In these circumstances, we conclude that the Veterans Court legally erred in finding a cure of the notice defect. That conclusion requires a vacatur and remand unless we find the error to be harmless. See 38 U.S.C. § 7261(b)(2); Shinseki v. Sanders, 556 U.S. 396, 406, 129 S.Ct. 1696, 173 L.Ed.2d 532 (2009). We cannot. The Veterans Court made no determination that, if Mr. Carter’s counsel had received the notice in a timely fashion, she would have submitted no evidence. The government has not sufficiently made such an argument on appeal, at most making a passing assertion inadequate to preserve the point. And in any event, we have no basis for finding harmlessness of the notice error.

Conclusion

For the foregoing reasons, we vacate the decision of the Veterans Court, and we remand the case for a further remand to the Board, to which Mr. Carter can submit new materials in accordance with the terms of the original remand order from the Veterans Court.

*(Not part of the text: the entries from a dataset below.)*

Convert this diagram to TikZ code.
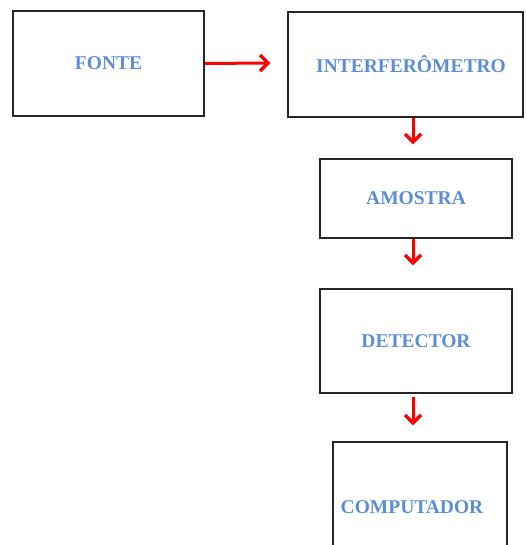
\documentclass[tikz,border=0pt]{standalone}
\usepackage{fontspec}
\setmainfont{Liberation Serif}
\usetikzlibrary{calc}
\definecolor{txtblue}{HTML}{5B8ED6}
\tikzset{
  blk/.style={draw=black!85, line width=2pt, rectangle, inner sep=0pt, anchor=north west,
    font=\fontsize{19.5}{22}\selectfont\bfseries, text=txtblue},
  redline/.style={draw=red, line width=3pt},
  redhead/.style={draw=red, line width=3.5pt, miter limit=3}
}
\begin{document}
\begin{tikzpicture}[x=1pt,y=-1pt]
\useasboundingbox (0,0) rectangle (525,545);
\clip (0,0) rectangle (525,545);
\node[blk, minimum width=191pt, minimum height=105pt] (fonte) at (12,10) {FONTE};
\node[blk, minimum width=235pt, minimum height=105pt] (interf) at (287,11) {\hspace*{11pt}INTERFERÔMETRO};
\node[blk, minimum width=192pt, minimum height=79pt] (amostra) at (319,158) {AMOSTRA};
\node[blk, minimum width=192pt, minimum height=104pt] (detector) at (319,288) {DETECTOR};
\node[blk, minimum width=174pt, minimum height=130pt] (comp) at (332,441) {COMPUTADOR\hspace*{16pt}};
\coordinate (a1) at (413,116);
\coordinate (t0) at (268,63);
\coordinate (t1) at (413,142);
\coordinate (t2) at (413,263);
\coordinate (s3) at (413,397);
\coordinate (t3) at (413,423);
\draw[redline] (fonte.east) -- (t0);
\draw[redhead] ($(t0)+(-8,-8)$) -- (t0) -- ($(t0)+(-8,8)$);
\draw[redline] (interf.south -| a1) -- (t1);
\draw[redhead] ($(t1)+(-8,-8)$) -- (t1) -- ($(t1)+(8,-8)$);
\draw[redline] (amostra.south -| a1) -- (t2);
\draw[redhead] ($(t2)+(-8,-8)$) -- (t2) -- ($(t2)+(8,-8)$);
\draw[redline] (s3) -- (t3);
\draw[redhead] ($(t3)+(-8,-8)$) -- (t3) -- ($(t3)+(8,-8)$);
\end{tikzpicture}
\end{document}
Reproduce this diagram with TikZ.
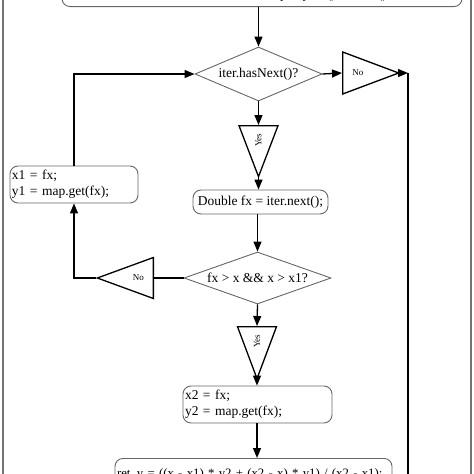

Costs awarded to appellant.

VACATED AND REMANDED 
      
      . Because the required notice was of the starting of the 90-day clock, it is not enough that Mr. Carter’s counsel participated in the remand negotiations and received the Veterans Court’s remand order — which did not give, and could not have given, notice of the starting date.
     
      
      . At argument, counsel for the government suggested the opposite, stating that, under Kutscherousky's language, the 90-day period commences upon mailing the notice "to the appellant ..., and so there’s no dispute that Mr. Carter did get the notice here.” Oral Arg. at 24:15-24:50.